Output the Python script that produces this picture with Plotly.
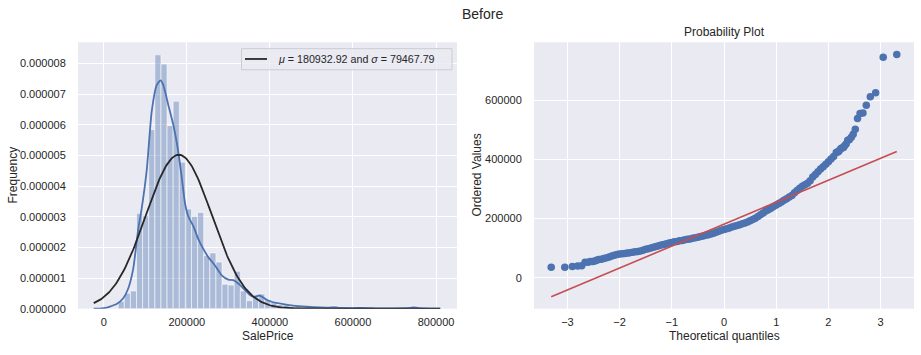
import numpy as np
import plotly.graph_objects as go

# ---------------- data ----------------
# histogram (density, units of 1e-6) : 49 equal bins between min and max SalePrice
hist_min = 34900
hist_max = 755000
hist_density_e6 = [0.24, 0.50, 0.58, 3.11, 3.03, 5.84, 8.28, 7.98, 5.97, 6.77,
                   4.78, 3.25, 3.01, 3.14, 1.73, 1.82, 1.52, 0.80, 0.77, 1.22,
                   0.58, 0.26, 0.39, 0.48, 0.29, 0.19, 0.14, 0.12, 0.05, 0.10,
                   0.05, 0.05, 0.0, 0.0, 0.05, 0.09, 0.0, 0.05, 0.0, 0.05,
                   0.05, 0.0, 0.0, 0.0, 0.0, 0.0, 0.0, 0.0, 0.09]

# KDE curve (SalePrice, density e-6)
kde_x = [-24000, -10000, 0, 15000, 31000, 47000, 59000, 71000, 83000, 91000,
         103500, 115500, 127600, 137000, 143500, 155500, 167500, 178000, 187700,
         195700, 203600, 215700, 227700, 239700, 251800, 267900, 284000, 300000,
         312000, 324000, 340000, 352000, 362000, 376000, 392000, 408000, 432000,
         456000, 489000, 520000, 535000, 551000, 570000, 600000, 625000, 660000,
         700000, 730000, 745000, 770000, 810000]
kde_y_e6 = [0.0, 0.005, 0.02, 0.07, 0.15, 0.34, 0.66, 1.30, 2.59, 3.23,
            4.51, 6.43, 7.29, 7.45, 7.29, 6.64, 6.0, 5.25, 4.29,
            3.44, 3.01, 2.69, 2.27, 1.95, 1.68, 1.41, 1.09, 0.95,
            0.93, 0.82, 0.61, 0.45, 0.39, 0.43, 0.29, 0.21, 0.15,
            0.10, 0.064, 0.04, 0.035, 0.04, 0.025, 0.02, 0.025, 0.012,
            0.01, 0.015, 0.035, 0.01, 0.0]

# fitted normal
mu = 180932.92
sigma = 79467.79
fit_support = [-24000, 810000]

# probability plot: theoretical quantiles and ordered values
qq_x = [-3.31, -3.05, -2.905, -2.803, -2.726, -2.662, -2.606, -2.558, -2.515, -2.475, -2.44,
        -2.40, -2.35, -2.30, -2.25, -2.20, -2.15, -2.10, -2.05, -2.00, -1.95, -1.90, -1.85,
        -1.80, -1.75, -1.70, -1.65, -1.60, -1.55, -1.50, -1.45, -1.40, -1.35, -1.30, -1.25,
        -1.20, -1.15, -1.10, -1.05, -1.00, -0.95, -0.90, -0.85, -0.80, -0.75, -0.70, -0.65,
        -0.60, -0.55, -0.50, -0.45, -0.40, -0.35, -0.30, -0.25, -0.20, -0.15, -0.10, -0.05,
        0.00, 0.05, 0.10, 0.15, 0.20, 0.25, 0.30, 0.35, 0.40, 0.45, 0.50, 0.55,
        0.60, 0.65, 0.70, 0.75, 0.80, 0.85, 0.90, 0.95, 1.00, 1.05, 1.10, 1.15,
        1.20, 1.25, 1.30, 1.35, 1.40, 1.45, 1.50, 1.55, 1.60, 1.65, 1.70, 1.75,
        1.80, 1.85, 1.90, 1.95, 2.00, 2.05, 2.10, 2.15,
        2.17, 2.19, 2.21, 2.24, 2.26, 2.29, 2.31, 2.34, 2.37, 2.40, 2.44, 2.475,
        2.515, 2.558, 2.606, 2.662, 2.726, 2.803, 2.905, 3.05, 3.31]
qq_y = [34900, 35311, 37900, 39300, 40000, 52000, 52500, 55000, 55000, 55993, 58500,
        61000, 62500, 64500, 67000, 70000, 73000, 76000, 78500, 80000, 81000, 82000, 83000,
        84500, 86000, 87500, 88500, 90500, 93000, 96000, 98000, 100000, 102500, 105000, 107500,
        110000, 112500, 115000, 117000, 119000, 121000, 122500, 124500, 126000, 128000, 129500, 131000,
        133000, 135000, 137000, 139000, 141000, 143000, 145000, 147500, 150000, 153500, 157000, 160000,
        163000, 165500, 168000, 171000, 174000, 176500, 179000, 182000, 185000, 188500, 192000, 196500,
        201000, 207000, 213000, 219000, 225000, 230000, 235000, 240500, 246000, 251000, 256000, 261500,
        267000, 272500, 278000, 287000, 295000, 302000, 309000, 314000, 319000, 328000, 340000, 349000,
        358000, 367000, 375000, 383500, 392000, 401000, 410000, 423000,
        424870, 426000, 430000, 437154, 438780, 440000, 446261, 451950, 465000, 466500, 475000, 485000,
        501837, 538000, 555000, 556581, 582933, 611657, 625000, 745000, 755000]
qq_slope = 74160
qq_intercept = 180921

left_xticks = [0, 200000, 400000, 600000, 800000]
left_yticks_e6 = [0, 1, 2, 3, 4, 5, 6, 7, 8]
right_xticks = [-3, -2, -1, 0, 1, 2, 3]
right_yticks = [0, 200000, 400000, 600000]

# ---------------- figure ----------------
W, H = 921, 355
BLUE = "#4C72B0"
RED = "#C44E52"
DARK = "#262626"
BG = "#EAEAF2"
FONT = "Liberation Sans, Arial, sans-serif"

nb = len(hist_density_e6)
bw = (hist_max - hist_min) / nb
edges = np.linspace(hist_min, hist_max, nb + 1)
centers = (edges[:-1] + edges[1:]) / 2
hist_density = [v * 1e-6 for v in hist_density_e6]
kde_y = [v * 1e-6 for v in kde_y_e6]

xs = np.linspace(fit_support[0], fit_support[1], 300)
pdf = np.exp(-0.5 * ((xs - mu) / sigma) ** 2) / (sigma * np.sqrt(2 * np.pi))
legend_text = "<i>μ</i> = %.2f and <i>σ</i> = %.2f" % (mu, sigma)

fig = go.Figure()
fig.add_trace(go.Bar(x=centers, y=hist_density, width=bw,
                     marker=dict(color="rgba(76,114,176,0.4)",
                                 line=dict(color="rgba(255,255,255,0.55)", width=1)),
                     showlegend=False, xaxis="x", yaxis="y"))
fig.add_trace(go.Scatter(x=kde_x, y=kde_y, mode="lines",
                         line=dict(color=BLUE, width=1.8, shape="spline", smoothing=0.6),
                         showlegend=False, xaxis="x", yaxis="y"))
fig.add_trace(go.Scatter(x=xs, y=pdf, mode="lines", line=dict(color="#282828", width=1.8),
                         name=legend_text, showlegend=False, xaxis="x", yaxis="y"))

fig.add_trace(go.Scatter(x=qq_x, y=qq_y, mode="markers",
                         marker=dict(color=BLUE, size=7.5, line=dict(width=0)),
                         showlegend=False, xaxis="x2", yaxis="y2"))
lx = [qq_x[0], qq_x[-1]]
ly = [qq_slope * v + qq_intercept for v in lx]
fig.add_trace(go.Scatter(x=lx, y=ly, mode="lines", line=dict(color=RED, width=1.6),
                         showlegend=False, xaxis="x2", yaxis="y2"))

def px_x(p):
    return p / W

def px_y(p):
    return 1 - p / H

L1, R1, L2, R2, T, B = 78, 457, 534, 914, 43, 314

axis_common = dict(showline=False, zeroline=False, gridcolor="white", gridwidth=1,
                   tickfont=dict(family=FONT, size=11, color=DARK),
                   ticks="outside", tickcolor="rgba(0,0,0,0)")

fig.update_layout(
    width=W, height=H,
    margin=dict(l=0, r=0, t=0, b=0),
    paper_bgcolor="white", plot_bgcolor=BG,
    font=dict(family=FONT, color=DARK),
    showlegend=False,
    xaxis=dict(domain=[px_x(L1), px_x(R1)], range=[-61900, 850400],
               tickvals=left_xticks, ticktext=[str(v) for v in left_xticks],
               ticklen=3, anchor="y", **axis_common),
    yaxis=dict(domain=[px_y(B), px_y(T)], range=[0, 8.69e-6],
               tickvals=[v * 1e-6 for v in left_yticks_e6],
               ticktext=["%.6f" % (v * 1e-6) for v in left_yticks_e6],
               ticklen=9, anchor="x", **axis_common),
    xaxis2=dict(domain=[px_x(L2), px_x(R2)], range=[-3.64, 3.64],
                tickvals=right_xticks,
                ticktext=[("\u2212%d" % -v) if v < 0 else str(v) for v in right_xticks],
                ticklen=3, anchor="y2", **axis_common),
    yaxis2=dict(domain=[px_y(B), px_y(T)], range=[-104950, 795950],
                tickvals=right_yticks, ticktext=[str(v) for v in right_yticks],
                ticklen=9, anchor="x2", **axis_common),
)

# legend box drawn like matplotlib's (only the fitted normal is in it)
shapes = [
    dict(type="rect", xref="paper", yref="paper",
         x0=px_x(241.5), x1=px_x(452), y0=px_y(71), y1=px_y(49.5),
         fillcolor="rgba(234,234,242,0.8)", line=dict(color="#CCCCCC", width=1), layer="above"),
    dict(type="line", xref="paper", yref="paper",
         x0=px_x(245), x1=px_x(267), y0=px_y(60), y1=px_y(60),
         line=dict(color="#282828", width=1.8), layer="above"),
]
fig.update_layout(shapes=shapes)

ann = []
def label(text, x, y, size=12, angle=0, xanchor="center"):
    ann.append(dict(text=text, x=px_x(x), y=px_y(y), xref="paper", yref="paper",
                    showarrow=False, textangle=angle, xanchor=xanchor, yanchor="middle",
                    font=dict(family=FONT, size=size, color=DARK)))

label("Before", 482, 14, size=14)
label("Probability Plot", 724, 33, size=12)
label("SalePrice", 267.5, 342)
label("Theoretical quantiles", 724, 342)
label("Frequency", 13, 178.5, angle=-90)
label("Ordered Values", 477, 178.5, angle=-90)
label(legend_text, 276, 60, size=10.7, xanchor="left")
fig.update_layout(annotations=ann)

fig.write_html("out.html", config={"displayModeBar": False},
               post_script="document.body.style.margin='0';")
+ + +
→ Request: Omitting all pictures, restate exactly the lines of the material from its start through the line that contains "import plotly.graph_objects as go".

→ Finished answer:
Output the Python script that produces this picture with Plotly.
import numpy as np
import plotly.graph_objects as go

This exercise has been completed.